Em uma das etapas do processo de rejeição, duas células relacionadas ao sistema de defesa do organismo se unem e, assim, ativam as chamadas células-T "assassinas", que atacam o corpo estranho (veja quadro ao lado).
O que os pesquisadores fizeram foi injetar nos macacos uma substância chamada hu5C8, que atacou um dos compostos que atuava como um "engate" na ligação entre as células. Sem a ligação, o sistema imunológico não pôde produzir formas de combate ao órgão transplantado.
Segundo a publicação, "o efeito (do uso da substância hu5C8) persistiu por mais de dez meses após o fim da terapia, e nenhuma droga adicional foi necessária para atingir a duração prolongada do órgão transplantado".

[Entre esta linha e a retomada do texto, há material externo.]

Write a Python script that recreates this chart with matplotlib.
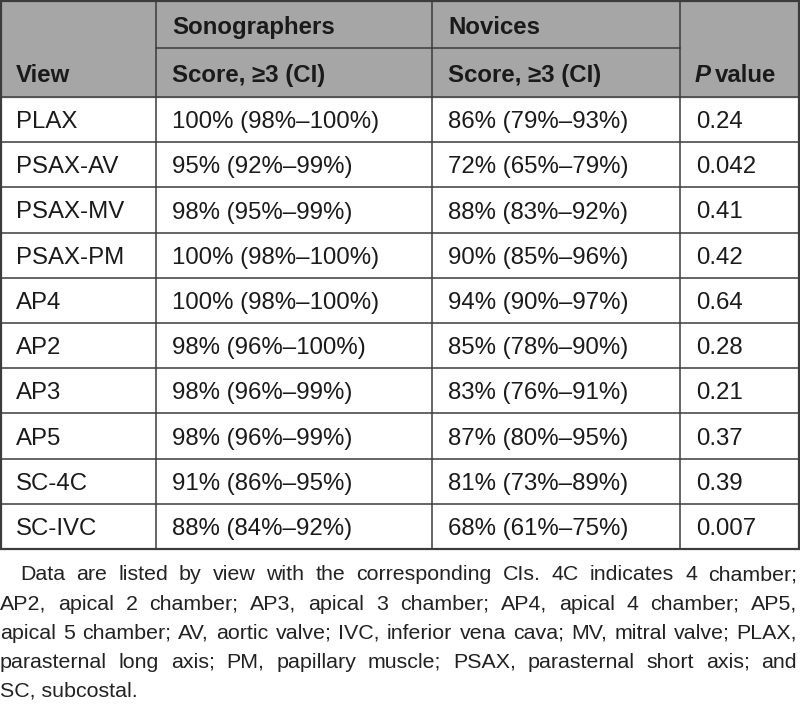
import matplotlib
matplotlib.use('Agg')
import matplotlib.pyplot as plt
from matplotlib.patches import Rectangle

views = ['PLAX', 'PSAX-AV', 'PSAX-MV', 'PSAX-PM', 'AP4', 'AP2', 'AP3', 'AP5', 'SC-4C', 'SC-IVC']
sono = ['100% (98%–100%)', '95% (92%–99%)', '98% (95%–99%)', '100% (98%–100%)',
        '100% (98%–100%)', '98% (96%–100%)', '98% (96%–99%)', '98% (96%–99%)',
        '91% (86%–95%)', '88% (84%–92%)']
novices = ['86% (79%–93%)', '72% (65%–79%)', '88% (83%–92%)', '90% (85%–96%)',
           '94% (90%–97%)', '85% (78%–90%)', '83% (76%–91%)', '87% (80%–95%)',
           '81% (73%–89%)', '68% (61%–75%)']
pvals = ['0.24', '0.042', '0.41', '0.42', '0.64', '0.28', '0.21', '0.37', '0.39', '0.007']
group_labels = ['Sonographers', 'Novices']
sub_label = 'Score, ≥3 (CI)'
footnote = ['Data are listed by view with the corresponding CIs. 4C indicates 4 chamber;',
            'AP2, apical 2 chamber; AP3, apical 3 chamber; AP4, apical 4 chamber; AP5,',
            'apical 5 chamber; AV, aortic valve; IVC, inferior vena cava; MV, mitral valve; PLAX,',
            'parasternal long axis; PM, papillary muscle; PSAX, parasternal short axis; and',
            'SC, subcostal.']

W, H = 800, 707
fig = plt.figure(figsize=(8, 7.07), dpi=100)
ax = fig.add_axes([0, 0, 1, 1])
ax.set_xlim(0, W)
ax.set_ylim(H, 0)
ax.axis('off')

fam = ['Liberation Sans', 'DejaVu Sans']
fs = 17.3
txt = '#1a1a1a'
line_c = '#3c3c3c'
gray = '#a6a6a6'

col_x = [1, 156, 432, 680, 799]
head_mid, head_bot = 48, 97
row_h = (549 - head_bot) / len(views)
table_bot = head_bot + row_h * len(views)
pad = 16

# header background
ax.add_patch(Rectangle((col_x[0], 1), col_x[-1] - col_x[0], head_bot - 1, color=gray, zorder=0))

# grid lines
lw = 1.1
for x in col_x[1:-1]:
    ax.plot([x, x], [1, table_bot], color=line_c, lw=lw)
ax.plot([col_x[1], col_x[3]], [head_mid, head_mid], color=line_c, lw=lw)
for i in range(len(views) + 1):
    y = head_bot + i * row_h
    ax.plot([col_x[0], col_x[-1]], [y, y], color=line_c, lw=lw)
ax.add_patch(Rectangle((col_x[0], 1), col_x[-1] - col_x[0], table_bot - 1,
                       fill=False, edgecolor=line_c, lw=1.6, zorder=3))

# header text
for j, g in enumerate(group_labels):
    ax.text(col_x[j + 1] + pad, 34, g, fontsize=fs, fontweight='bold', family=fam, color=txt)
    ax.text(col_x[j + 1] + pad, 82, sub_label, fontsize=fs, fontweight='bold', family=fam, color=txt)
ax.text(col_x[0] + 15, 82, 'View', fontsize=fs, fontweight='bold', family=fam, color=txt)
p = ax.text(col_x[3] + pad - 1, 82, 'P', fontsize=fs, fontweight='bold', style='italic', family=fam, color=txt)
fig.canvas.draw()
r = fig.canvas.get_renderer()
pw = p.get_window_extent(r).width
ax.text(col_x[3] + pad - 1 + pw + 4, 82, 'value', fontsize=fs, fontweight='bold', family=fam, color=txt)

# body
for i in range(len(views)):
    yb = head_bot + i * row_h + row_h / 2 + 8.5
    for j, val in enumerate([views[i], sono[i], novices[i], pvals[i]]):
        ax.text(col_x[j] + pad - (1 if j == 0 else 0), yb, val, fontsize=fs, family=fam, color=txt)

# footnote, justified
ffam = ['Liberation Sans Narrow', 'Liberation Sans', 'DejaVu Sans']
ffs = 15.4
fc = '#222222'
base0, lstep = 580.5, 29.1
for k, line in enumerate(footnote):
    yb = base0 + k * lstep
    x0 = 20 if k == 0 else 0
    words = line.split(' ')
    if k == len(footnote) - 1:
        ax.text(x0, yb, line, fontsize=ffs, family=ffam, color=fc)
        continue
    objs = [ax.text(0, yb, w, fontsize=ffs, family=ffam, color=fc) for w in words]
    fig.canvas.draw()
    widths = [o.get_window_extent(r).width for o in objs]
    gap = (797 - x0 - sum(widths)) / (len(words) - 1)
    x = x0
    for o, w in zip(objs, widths):
        o.set_x(x)
        x += w + gap

fig.savefig('out.png', dpi=100)
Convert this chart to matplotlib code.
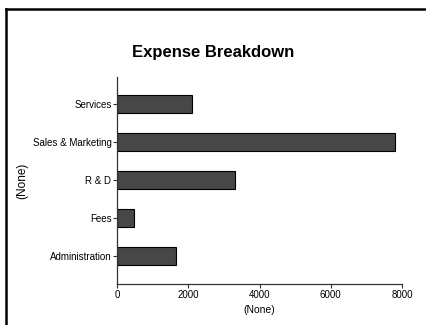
import matplotlib
matplotlib.use('Agg')
from matplotlib import pyplot as plt
from matplotlib.lines import Line2D

# data
categories = ['Administration', 'Fees', 'R & D', 'Sales & Marketing', 'Services']
values = [1650, 480, 3300, 7800, 2100]
xticks = [0, 2000, 4000, 6000, 8000]

plt.rcParams['font.family'] = ['Liberation Sans', 'DejaVu Sans']

fig = plt.figure(figsize=(4.27, 3.25), dpi=100)
ax = fig.add_axes([117/427, 1-284/325, 285/427, 207/325])

ax.barh(range(len(categories)), values, height=0.48, color='#474747',
        edgecolor='black', linewidth=0.8)

ax.set_xlim(0, 8000)
ax.set_ylim(-0.74, 4.71)
ax.set_xticks(xticks)
ax.set_xticklabels([str(t) for t in xticks])
ax.set_yticks(range(len(categories)))
ax.set_yticklabels(categories)
ax.tick_params(labelsize=7, length=3, width=0.8, pad=1, color='#333333')
for s in ['top', 'right']:
    ax.spines[s].set_visible(False)
for s in ['left', 'bottom']:
    ax.spines[s].set_linewidth(0.9)
    ax.spines[s].set_color('#333333')

ax.set_xlabel('(None)', fontsize=7.5, labelpad=4)
ax.set_ylabel('(None)', fontsize=8.5)
ax.yaxis.set_label_coords(-0.31, 0.5)

fig.text(213/427, 1-52/325, 'Expense Breakdown', ha='center', va='center',
         fontsize=12, fontweight='bold')

# outer frame (top and left edges visible)
fig.add_artist(Line2D([6.5/427, 6.5/427], [0, 1-8.5/325], transform=fig.transFigure,
                      color='black', linewidth=1.8))
fig.add_artist(Line2D([6.5/427, 1], [1-8.5/325, 1-8.5/325], transform=fig.transFigure,
                      color='black', linewidth=1.8))

fig.savefig('out.png', dpi=100)
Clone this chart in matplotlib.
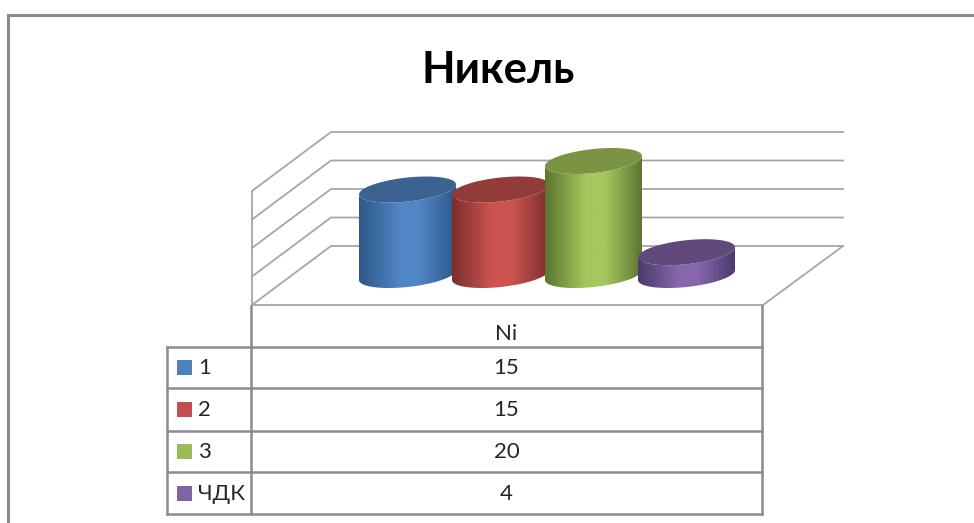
import matplotlib
matplotlib.use("Agg")
import matplotlib.pyplot as plt
import numpy as np
from matplotlib.colors import LinearSegmentedColormap
from matplotlib.patches import Polygon, Rectangle

# chart data
title = "Никель"
category = "Ni"
series_names = ["1", "2", "3", "ЧДК"]
series_values = [15, 15, 20, 4]
grid_values = [0, 5, 10, 15, 20]

# colours per series: edge of cylinder, middle of cylinder, top cap, legend swatch
edge_colors = ["#2f5888", "#7c2f2d", "#5c7630", "#4b3a6c"]
mid_colors = ["#5186c8", "#cc5450", "#a5c75e", "#8767ac"]
top_colors = ["#3b6291", "#923c3a", "#7a9444", "#604a7b"]
legend_colors = ["#4f81bd", "#c0504d", "#9bbb59", "#8064a2"]

GRID = "#a6a6a6"
TABLE = "#8c8c8c"
TEXT = "#262626"
FONT = ["Lato", "Open Sans", "DejaVu Sans"]

# layout in pixels
px_per_unit = 5.7
base_y = 275
bar_left = 359
bar_step = 93
bar_width = 97
cap_b = 12
cap_shear = 5

fig = plt.figure(figsize=(9.74, 5.23), dpi=100)
ax = fig.add_axes([0, 0, 1, 1])


def cap_points(cx, cy, a, t):
    # sheared ellipse, right side sits higher than the left
    return np.column_stack([cx + a * np.cos(t),
                            cy + cap_b * np.sin(t) - cap_shear * np.cos(t)])


# outer frame
ax.plot([8, 8, 974], [523, 15, 15], color="#8c8c8c", lw=2.2, solid_joinstyle="miter")

ax.text(498, 70, title, ha="center", va="center", fontsize=31.5,
        fontweight="bold", family=FONT, color="black")

# back wall, side wall, floor
wall_dy = 59
back_left = 331
back_right = 843
floor_back_y = 246
front_left = 252
front_right = 763
for g in grid_values:
    y = floor_back_y - g * px_per_unit
    ax.plot([front_left, back_left, back_right],
            [y + wall_dy, y, y], color=GRID, lw=1.3)
ax.plot([front_left, front_left],
        [floor_back_y + wall_dy, floor_back_y - max(grid_values) * px_per_unit + wall_dy],
        color=GRID, lw=1.3)
ax.plot([front_left, front_right, back_right],
        [floor_back_y + wall_dy, floor_back_y + wall_dy, floor_back_y],
        color=GRID, lw=1.3)

# cylinders, later ones sit in front
for i, v in enumerate(series_values):
    a = bar_width / 2
    cx = bar_left + i * bar_step + a
    top_y = base_y - v * px_per_unit
    front = np.linspace(np.pi, 0, 80)
    body = np.vstack([cap_points(cx, base_y, a, front),
                      cap_points(cx, top_y, a, front[::-1])])
    clip = Polygon(body, closed=True, transform=ax.transData, fc="none", ec="none")
    ax.add_patch(clip)
    cmap = LinearSegmentedColormap.from_list(
        "shade", [(0, edge_colors[i]), (0.42, mid_colors[i]), (0.62, mid_colors[i]),
                  (1, edge_colors[i])])
    img = ax.imshow(np.linspace(0, 1, 200)[None, :], cmap=cmap, aspect="auto",
                    extent=[cx - a, cx + a, base_y + 20, top_y - 20],
                    zorder=3 + i, interpolation="bilinear")
    img.set_clip_path(clip)
    ax.add_patch(Polygon(cap_points(cx, top_y, a, np.linspace(0, 2 * np.pi, 120)),
                         closed=True, fc=top_colors[i], ec="none", zorder=3 + i))

# data table
legend_x = 167
col_x = 251
table_right = 762
row_y = [306, 347, 388, 430.5, 472, 514]
header_y = 334
ax.plot([col_x, col_x], [row_y[0], row_y[-1]], color=TABLE, lw=1.8, zorder=2)
ax.plot([table_right, table_right], [row_y[0], row_y[-1]], color=TABLE, lw=1.8, zorder=2)
ax.plot([legend_x, legend_x], [row_y[1], row_y[-1]], color=TABLE, lw=1.8, zorder=2)
for y in row_y[1:]:
    ax.plot([legend_x, table_right], [y, y], color=TABLE, lw=1.8, zorder=2)

col_center = (col_x + table_right) / 2
ax.text(col_center, header_y, category, ha="center", va="center",
        fontsize=16, family=FONT, color=TEXT)
for i, (name, v) in enumerate(zip(series_names, series_values)):
    y = (row_y[i + 1] + row_y[i + 2]) / 2
    ax.add_patch(Rectangle((177, y - 7.5), 15, 15, fc=legend_colors[i], ec="none"))
    ax.text(198, y + 1, name, ha="left", va="center", fontsize=16, family=FONT, color=TEXT)
    ax.text(col_center, y + 1, str(v), ha="center", va="center",
            fontsize=16, family=FONT, color=TEXT)

ax.set_xlim(0, 974)
ax.set_ylim(523, 0)
ax.axis("off")

fig.savefig("out.png", dpi=100)
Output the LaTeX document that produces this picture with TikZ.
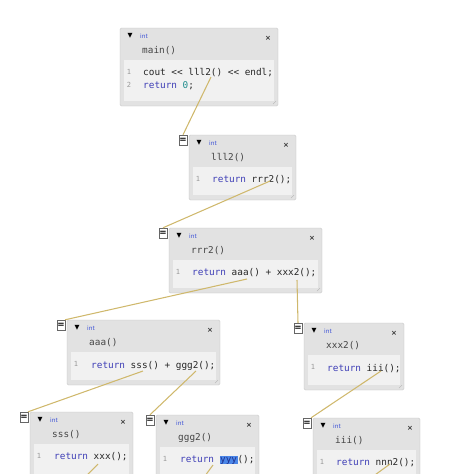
\documentclass[tikz,border=0pt]{standalone}
\usepackage{fontspec}
\setsansfont{DejaVu Sans}
\setmonofont{DejaVu Sans Mono}
\usetikzlibrary{positioning}

\definecolor{framefill}{HTML}{E2E2E2}
\definecolor{frameline}{HTML}{C2C2C2}
\definecolor{codefill}{HTML}{F1F1F1}
\definecolor{linkcol}{HTML}{CFB86C}
\definecolor{kw}{HTML}{3E3EB6}
\definecolor{typcol}{HTML}{3A4FD6}
\definecolor{numcol}{HTML}{1E8C8C}
\definecolor{namecol}{HTML}{444444}
\definecolor{codecol}{HTML}{262626}
\definecolor{selcol}{HTML}{4A86E8}
\definecolor{selfg}{HTML}{1E2F8C}

\begin{document}
\begin{tikzpicture}[
  x=0.03cm, y=-0.03cm,
  bubble/.style={draw=frameline, fill=framefill, rounded corners=1.2pt},
  codearea/.style={fill=codefill},
  grip/.style={draw=black!30, line width=0.3pt},
  tri/.style={font=\sffamily\fontsize{5.5}{5.5}\selectfont, inner sep=0pt},
  typ/.style={font=\sffamily\fontsize{5}{5}\selectfont, text=typcol,
              inner sep=0pt, anchor=west},
  cls/.style={font=\sffamily\bfseries\fontsize{6}{6}\selectfont,
              text=black!80, inner sep=0pt},
  fname/.style={font=\ttfamily\fontsize{8}{8}\selectfont, text=namecol,
                inner sep=0pt, anchor=base west},
  num/.style={font=\ttfamily\fontsize{6}{6}\selectfont, text=black!40,
              inner sep=0pt},
  code/.style={font=\ttfamily\fontsize{8}{8}\selectfont, text=codecol,
               inner sep=0pt, anchor=base west},
  icon/.style={draw=black!60, fill=white, inner sep=0pt, minimum width=6.5pt,
               minimum height=8.5pt, font=\sffamily\bfseries\fontsize{7.5}{7.5}\selectfont},
  link/.style={draw=linkcol, line width=0.9pt},
]

  \clip (0,0) rectangle (474,474);

  % --- Bubbles: x / y / width / height / name / has icon ---
  \foreach \x/\y/\w/\h/\n/\ic in {120/28/158/78/main/0, 189/135/107/65/lll2/1,
      169/228/153/65/rrr2/1, 67/320/153/65/aaa/1, 304/323/100/67/xxx2/1,
      30/412/103/70/sss/1, 156/415/103/70/ggg2/1, 313/418/107/70/iii/1} {
    \draw[bubble] (\x,\y) rectangle (\x+\w,\y+\h);
    \fill[codearea] (\x+4,\y+32) rectangle (\x+\w-4,\y+\h-5);
    \draw[grip] (\x+\w-2,\y+\h-5) -- (\x+\w-5,\y+\h-2);
    \node[tri] (tri-\n) at (\x+10,\y+8) {▼};
    \node[typ] (typ-\n) at (\x+20,\y+8) {int};
    \node[cls] (cls-\n) at (\x+\w-10,\y+10) {×};
    \node[fname] (name-\n) at (\x+22,\y+25) {\n()};
    \node[num] (num-\n) at (\x+9,\y+44) {1};
    \ifnum\ic=1
      \node[icon] (ico-\n) at (\x-6,\y+5) {=};
    \fi
  }

  % --- Code lines ---
  \node[code] (code-main) at (143,75) {cout << lll2() << endl;};
  \node[num] (num-main-2) at (129,85) {2};
  \node[code] (code-main-2) at (143,88)
    {\textcolor{kw}{return} \textcolor{numcol}{0};};
  \node[code] (code-lll2) at (212,182) {\textcolor{kw}{return} rrr2();};
  \node[code] (code-rrr2) at (192,275)
    {\textcolor{kw}{return} aaa() + xxx2();};
  \node[code] (code-aaa) at (91,368) {\textcolor{kw}{return} sss() + ggg2();};
  \node[code] (code-xxx2) at (327,371) {\textcolor{kw}{return} iii();};
  \node[code] (code-sss) at (54,459) {\textcolor{kw}{return} xxx();};
  \node[code] (code-ggg2) at (180,462)
    {\textcolor{kw}{return} {\setlength{\fboxsep}{0.4pt}%
     \colorbox{selcol}{\textcolor{selfg}{yyy}}}();};
  \node[code] (code-iii) at (336,465) {\textcolor{kw}{return} nnn2();};

  % --- Call sites ---
  \coordinate (call-lll2) at (211,77);
  \coordinate (call-rrr2) at (270,181);
  \coordinate (call-aaa) at (247,279);
  \coordinate (call-xxx2) at (297,280);
  \coordinate (call-sss) at (143,371);
  \coordinate (call-ggg2) at (196,371);
  \coordinate (call-iii) at (381,371);
  \coordinate (call-xxx) at (98,464);
  \coordinate (call-yyy) at (213,465);
  \coordinate (call-nnn2) at (390,464);
  \coordinate (off-xxx) at (82,480);
  \coordinate (off-yyy) at (202,480);
  \coordinate (off-nnn2) at (368,480);

  % --- Links ---
  \draw[link] (call-lll2) -- (ico-lll2.north);
  \draw[link] (call-rrr2) -- (ico-rrr2.north);
  \draw[link] (call-aaa) -- (ico-aaa.north east);
  \draw[link] (call-xxx2) -- (ico-xxx2.north);
  \draw[link] (call-sss) -- (ico-sss.north east);
  \draw[link] (call-ggg2) -- (ico-ggg2.north);
  \draw[link] (call-iii) -- (ico-iii.north east);
  \draw[link] (call-xxx) -- (off-xxx);
  \draw[link] (call-yyy) -- (off-yyy);
  \draw[link] (call-nnn2) -- (off-nnn2);

\end{tikzpicture}
\end{document}
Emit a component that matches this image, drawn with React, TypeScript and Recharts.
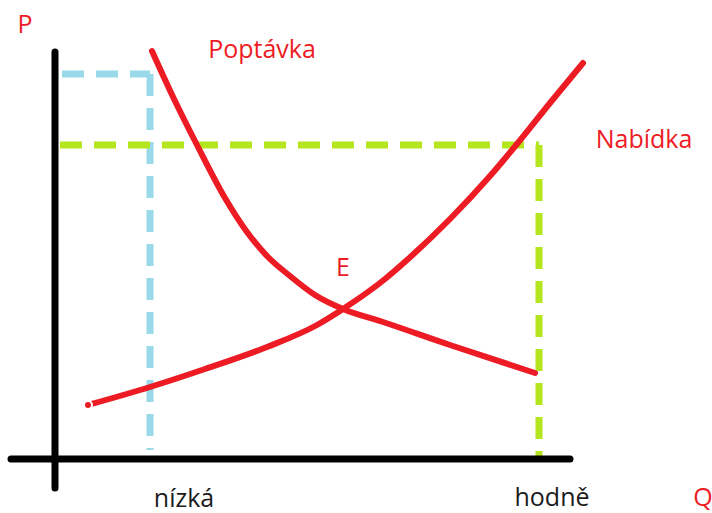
import React from 'react'
import { LineChart, Line, XAxis, YAxis, ReferenceLine, ReferenceDot } from 'recharts'

// Q measured from the vertical axis, P measured up from the horizontal axis
const demandQ = [97, 120, 142, 170, 192, 213, 235, 260, 288, 328, 395, 480]
const demandP = [408, 358, 314, 261, 227, 202, 183, 164, 150, 137, 114, 86]
const supplyQ = [33, 95, 150, 212, 262, 288, 330, 352, 395, 435, 462, 495, 528]
const supplyP = [54, 72, 90, 112, 134, 150, 180, 199, 240, 283, 315, 356, 396]

const lowQ = 95      // nízká
const highQ = 484    // hodně
const lowP = 314
const highP = 385

const C = {
  red: '#ed1c24', black: '#000000', text: '#1b1b1b',
  blue: '#99d9ea', green: '#b5e61d',
}

const demand = demandQ.map((q, i) => ({ q, p: demandP[i] }))
const supply = supplyQ.map((q, i) => ({ q, p: supplyP[i] }))

const notes = [
  { t: 'P', q: -30, p: 426, c: C.red },
  { t: 'Poptávka', q: 207, p: 401, c: C.red },
  { t: 'Nabídka', q: 589, p: 311, c: C.red },
  { t: 'E', q: 288, p: 183, c: C.red },
  { t: 'nízká', q: 129, p: -48, c: C.text },
  { t: 'hodně', q: 497, p: -47, c: C.text },
  { t: 'Q', q: 648, p: -47, c: C.red },
]

const font = '"Segoe UI", "Open Sans", "Noto Sans", sans-serif'

export default function App() {
  return (
    <div style={{ position: 'absolute', left: 0, top: 0, width: 712, height: 513, background: '#fff' }}>
      <LineChart width={712} height={513} margin={{ top: 0, right: 0, bottom: 0, left: 0 }}>
        <XAxis type="number" dataKey="q" domain={[-55, 657]} allowDataOverflow hide />
        <YAxis type="number" dataKey="p" domain={[-54, 459]} allowDataOverflow hide />

        {/* guide lines */}
        <ReferenceLine segment={[{ x: 7, y: highP }, { x: lowQ, y: highP }]} stroke={C.blue} strokeWidth={7} strokeDasharray="22 12" />
        <ReferenceLine segment={[{ x: lowQ, y: highP }, { x: lowQ, y: 9 }]} stroke={C.blue} strokeWidth={7} strokeDasharray="22 12" />
        <ReferenceLine segment={[{ x: 5, y: lowP }, { x: highQ, y: lowP }]} stroke={C.green} strokeWidth={7} strokeDasharray="22 12" />
        <ReferenceLine segment={[{ x: highQ, y: lowP }, { x: highQ, y: 1 }]} stroke={C.green} strokeWidth={7} strokeDasharray="22 12" />

        {/* axes */}
        <ReferenceLine segment={[{ x: 0, y: 407 }, { x: 0, y: -29 }]} stroke={C.black} strokeWidth={7} strokeLinecap="round" />
        <ReferenceLine segment={[{ x: -44, y: 0 }, { x: 515, y: 0 }]} stroke={C.black} strokeWidth={7} strokeLinecap="round" />

        <Line data={demand} dataKey="p" type="monotone" stroke={C.red} strokeWidth={6} strokeLinecap="round" dot={false} isAnimationActive={false} />
        <Line data={supply} dataKey="p" type="monotone" stroke={C.red} strokeWidth={6} strokeLinecap="round" dot={false} isAnimationActive={false} />

        {notes.map(n => (
          <ReferenceDot key={n.t} x={n.q} y={n.p} r={0} ifOverflow="visible"
            shape={(s: any) => (
              <text x={s.cx} y={s.cy} textAnchor="middle" fill={n.c} fontSize={25} fontFamily={font}>{n.t}</text>
            )} />
        ))}
      </LineChart>
    </div>
  )
}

Em um artigo na mesma edição da "Nature Medicine", Polly Matzinger, dos Institutos Nacionais de Alergia e Doenças Infecciosas, dos EUA, discute o estudo de Kirk.
Segundo ela, apesar de promissor, há detalhes que ainda precisam ser desvendados pelos cientistas envolvidos.
Em um deles, Matzinger ressalta que os macacos, mesmo após o uso da droga, continuaram a produzir, em níveis baixíssimos, anticorpos contra o corpo estranho.
Apesar de seu pequeno número, diz ela, "o efeito pode acabar se tornando um problema".
O próprio processo de como a substância hu5C8 neutraliza o "engate" entre as células "permanece como especulação", escreveram Kirk e seus colaboradores.

A busca pelo fim da rejeição
Atualmente, as drogas usadas contra a rejeição a órgãos transplantados, como a ciclosporina, procuram inibir o sistema imunológico humano.
Os principais problemas do método, no entanto, é que as drogas precisam ser usadas durante toda a vida e, segundo Matzinger, a supressão do sistema de defesa faz com que os pacientes vivam constantemente com o risco de contrair doenças infecciosas e tumores, entre outros efeitos colaterais.
Outros estudos publicados recentemente também procuram combater a rejeição de órgãos com o uso de novas substâncias.
É o caso do estudo realizado por Uwe Staerz, do Centro Nacional Judaico Médico e de Pesquisas, nos Estados Unidos.
O método, publicado na edição de março do ano passado da revista "Nature Biotechnology", procura "desligar" as células que atacam o corpo estranho ao introduzir no corpo humano um anticorpo produzido artificialmente.
O restante do sistema imunológico não seria afetado pela nova substância, segundo Staerz. Além disso, o paciente não precisaria usar o composto pelo resto da vida. Espera-se que sejam realizados testes em seres humanos no ano que vem.